Exercise:
Go through the data below and copy it exactly, skipping every picture.

** START Data segment **

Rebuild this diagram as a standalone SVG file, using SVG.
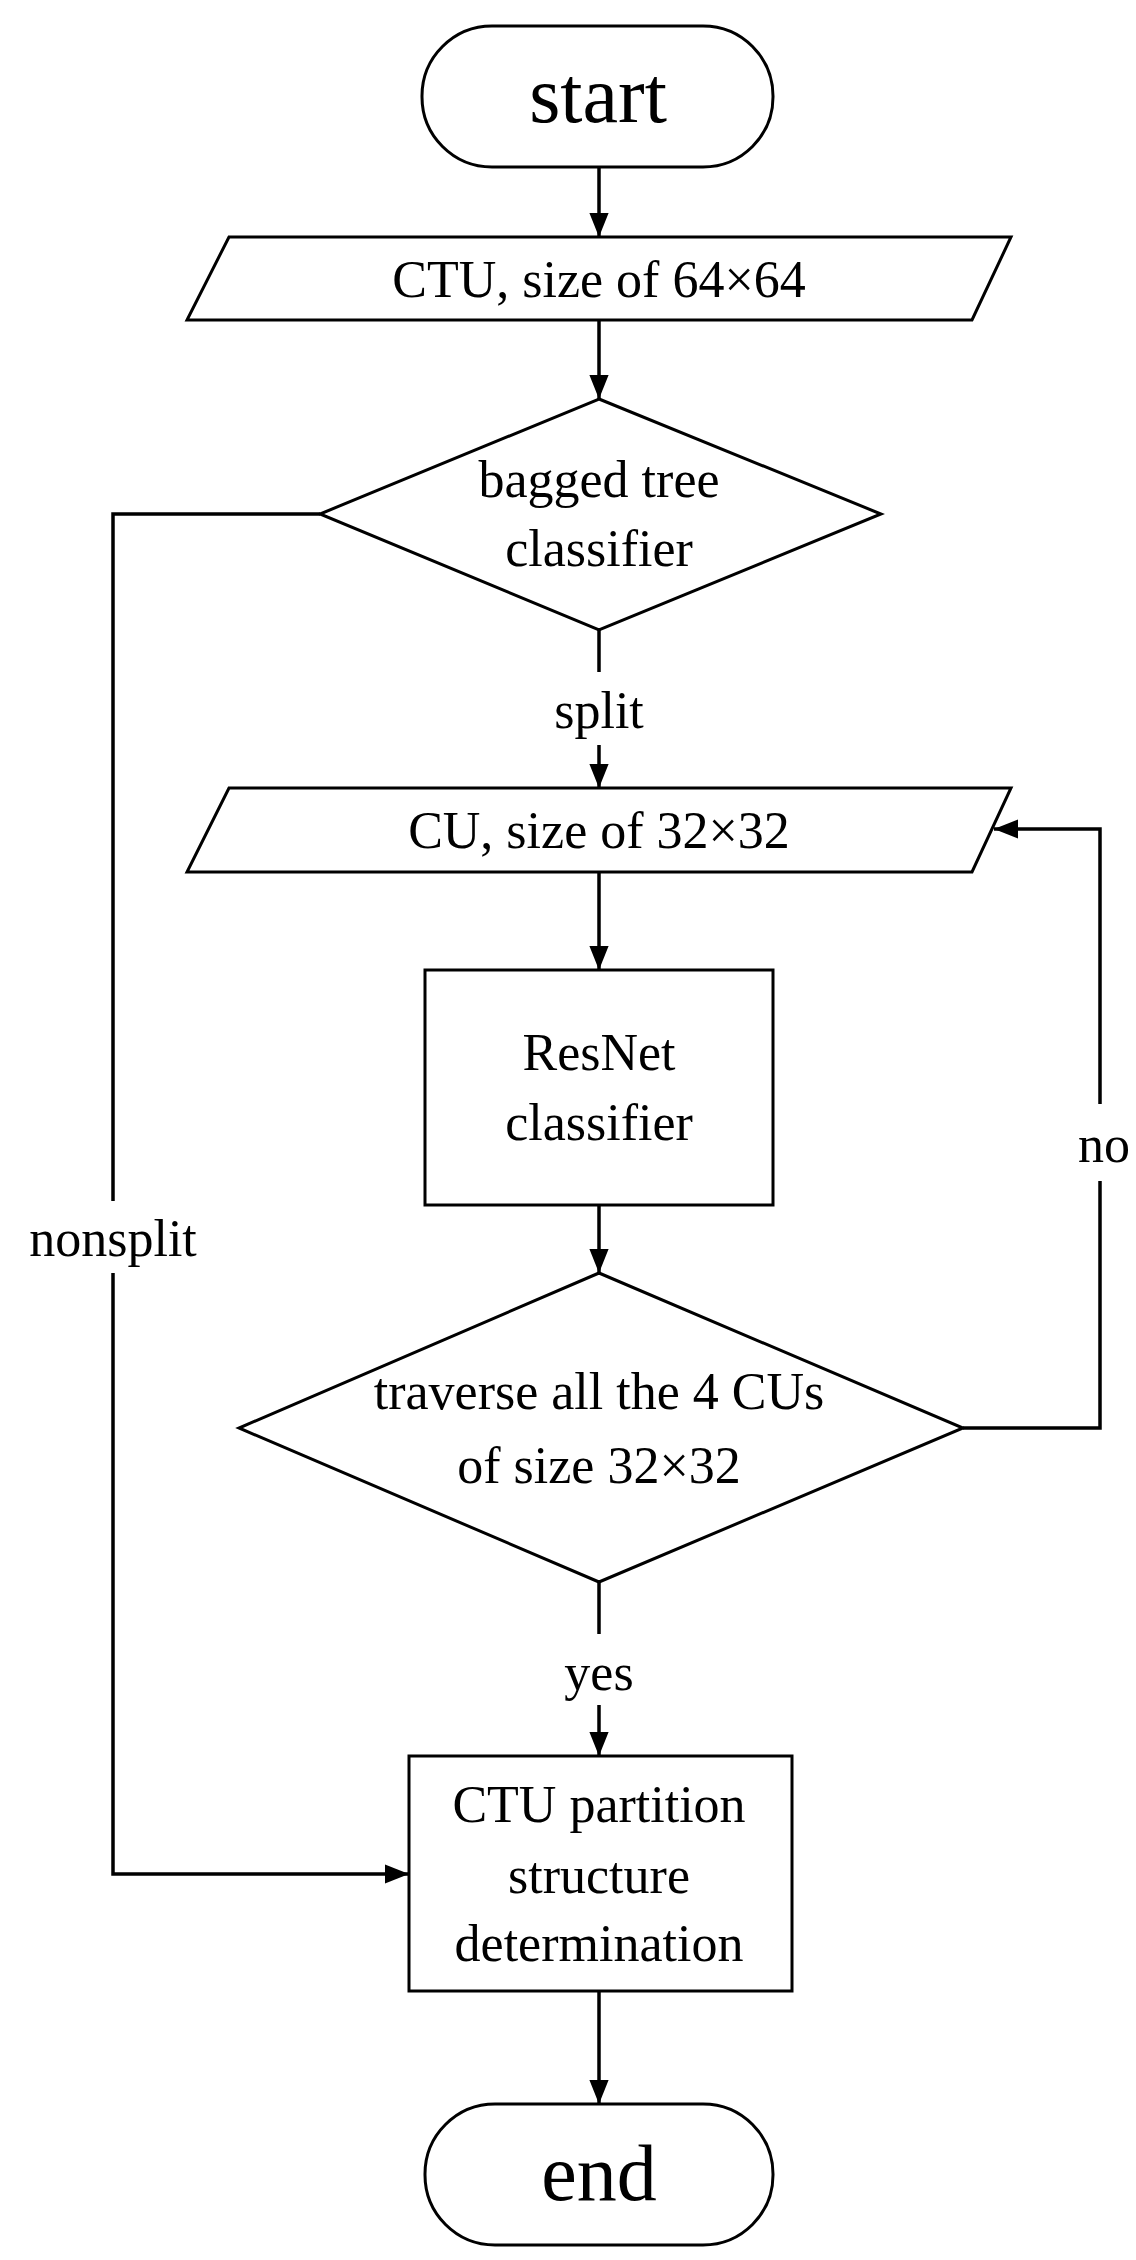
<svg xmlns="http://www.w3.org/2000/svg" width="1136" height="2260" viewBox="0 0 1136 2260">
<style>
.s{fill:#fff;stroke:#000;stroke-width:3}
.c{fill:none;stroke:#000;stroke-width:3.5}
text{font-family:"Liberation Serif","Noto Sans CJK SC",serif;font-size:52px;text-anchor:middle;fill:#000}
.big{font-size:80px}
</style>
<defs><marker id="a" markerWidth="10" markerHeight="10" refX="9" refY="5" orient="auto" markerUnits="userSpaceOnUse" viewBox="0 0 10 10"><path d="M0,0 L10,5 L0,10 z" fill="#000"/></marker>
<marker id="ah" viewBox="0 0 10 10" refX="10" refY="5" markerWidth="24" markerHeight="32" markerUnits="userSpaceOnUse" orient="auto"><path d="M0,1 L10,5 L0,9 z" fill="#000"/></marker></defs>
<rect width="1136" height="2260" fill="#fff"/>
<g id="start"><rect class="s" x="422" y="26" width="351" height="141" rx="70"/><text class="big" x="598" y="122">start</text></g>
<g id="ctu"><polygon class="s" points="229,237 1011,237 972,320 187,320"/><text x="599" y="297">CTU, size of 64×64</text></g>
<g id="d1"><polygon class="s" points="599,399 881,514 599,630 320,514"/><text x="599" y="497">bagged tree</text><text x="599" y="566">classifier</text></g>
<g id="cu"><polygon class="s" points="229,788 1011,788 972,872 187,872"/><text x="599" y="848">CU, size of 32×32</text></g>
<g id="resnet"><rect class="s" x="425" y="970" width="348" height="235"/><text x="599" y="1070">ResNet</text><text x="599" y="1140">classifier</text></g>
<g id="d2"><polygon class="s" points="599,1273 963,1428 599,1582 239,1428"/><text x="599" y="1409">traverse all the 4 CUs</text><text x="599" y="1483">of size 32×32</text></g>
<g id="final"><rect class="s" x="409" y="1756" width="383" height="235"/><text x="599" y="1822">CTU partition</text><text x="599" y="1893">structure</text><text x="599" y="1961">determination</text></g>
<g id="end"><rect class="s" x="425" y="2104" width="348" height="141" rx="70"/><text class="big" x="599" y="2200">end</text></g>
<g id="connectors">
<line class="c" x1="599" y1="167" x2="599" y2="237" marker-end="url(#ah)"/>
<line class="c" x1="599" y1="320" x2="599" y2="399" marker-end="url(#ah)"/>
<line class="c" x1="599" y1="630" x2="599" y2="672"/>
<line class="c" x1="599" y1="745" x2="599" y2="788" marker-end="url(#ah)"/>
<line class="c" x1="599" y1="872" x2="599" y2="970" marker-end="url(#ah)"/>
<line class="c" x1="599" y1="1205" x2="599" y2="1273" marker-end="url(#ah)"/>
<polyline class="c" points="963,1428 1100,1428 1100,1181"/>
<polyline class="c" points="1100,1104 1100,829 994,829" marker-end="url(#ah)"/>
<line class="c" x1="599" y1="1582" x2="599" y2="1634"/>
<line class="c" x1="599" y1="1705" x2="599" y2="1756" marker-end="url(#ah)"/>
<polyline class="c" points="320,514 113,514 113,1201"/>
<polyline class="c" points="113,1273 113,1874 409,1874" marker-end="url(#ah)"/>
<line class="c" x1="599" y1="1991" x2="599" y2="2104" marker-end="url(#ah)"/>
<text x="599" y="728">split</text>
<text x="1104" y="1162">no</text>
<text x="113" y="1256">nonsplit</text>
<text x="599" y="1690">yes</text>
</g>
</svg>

** END Data segment **

Exercise result:
Rebuild this diagram as a standalone SVG file, using SVG.
<svg xmlns="http://www.w3.org/2000/svg" width="1136" height="2260" viewBox="0 0 1136 2260">
<style>
.s{fill:#fff;stroke:#000;stroke-width:3}
.c{fill:none;stroke:#000;stroke-width:3.5}
text{font-family:"Liberation Serif","Noto Sans CJK SC",serif;font-size:52px;text-anchor:middle;fill:#000}
.big{font-size:80px}
</style>
<defs><marker id="a" markerWidth="10" markerHeight="10" refX="9" refY="5" orient="auto" markerUnits="userSpaceOnUse" viewBox="0 0 10 10"><path d="M0,0 L10,5 L0,10 z" fill="#000"/></marker>
<marker id="ah" viewBox="0 0 10 10" refX="10" refY="5" markerWidth="24" markerHeight="32" markerUnits="userSpaceOnUse" orient="auto"><path d="M0,1 L10,5 L0,9 z" fill="#000"/></marker></defs>
<rect width="1136" height="2260" fill="#fff"/>
<g id="start"><rect class="s" x="422" y="26" width="351" height="141" rx="70"/><text class="big" x="598" y="122">start</text></g>
<g id="ctu"><polygon class="s" points="229,237 1011,237 972,320 187,320"/><text x="599" y="297">CTU, size of 64×64</text></g>
<g id="d1"><polygon class="s" points="599,399 881,514 599,630 320,514"/><text x="599" y="497">bagged tree</text><text x="599" y="566">classifier</text></g>
<g id="cu"><polygon class="s" points="229,788 1011,788 972,872 187,872"/><text x="599" y="848">CU, size of 32×32</text></g>
<g id="resnet"><rect class="s" x="425" y="970" width="348" height="235"/><text x="599" y="1070">ResNet</text><text x="599" y="1140">classifier</text></g>
<g id="d2"><polygon class="s" points="599,1273 963,1428 599,1582 239,1428"/><text x="599" y="1409">traverse all the 4 CUs</text><text x="599" y="1483">of size 32×32</text></g>
<g id="final"><rect class="s" x="409" y="1756" width="383" height="235"/><text x="599" y="1822">CTU partition</text><text x="599" y="1893">structure</text><text x="599" y="1961">determination</text></g>
<g id="end"><rect class="s" x="425" y="2104" width="348" height="141" rx="70"/><text class="big" x="599" y="2200">end</text></g>
<g id="connectors">
<line class="c" x1="599" y1="167" x2="599" y2="237" marker-end="url(#ah)"/>
<line class="c" x1="599" y1="320" x2="599" y2="399" marker-end="url(#ah)"/>
<line class="c" x1="599" y1="630" x2="599" y2="672"/>
<line class="c" x1="599" y1="745" x2="599" y2="788" marker-end="url(#ah)"/>
<line class="c" x1="599" y1="872" x2="599" y2="970" marker-end="url(#ah)"/>
<line class="c" x1="599" y1="1205" x2="599" y2="1273" marker-end="url(#ah)"/>
<polyline class="c" points="963,1428 1100,1428 1100,1181"/>
<polyline class="c" points="1100,1104 1100,829 994,829" marker-end="url(#ah)"/>
<line class="c" x1="599" y1="1582" x2="599" y2="1634"/>
<line class="c" x1="599" y1="1705" x2="599" y2="1756" marker-end="url(#ah)"/>
<polyline class="c" points="320,514 113,514 113,1201"/>
<polyline class="c" points="113,1273 113,1874 409,1874" marker-end="url(#ah)"/>
<line class="c" x1="599" y1="1991" x2="599" y2="2104" marker-end="url(#ah)"/>
<text x="599" y="728">split</text>
<text x="1104" y="1162">no</text>
<text x="113" y="1256">nonsplit</text>
<text x="599" y="1690">yes</text>
</g>
</svg>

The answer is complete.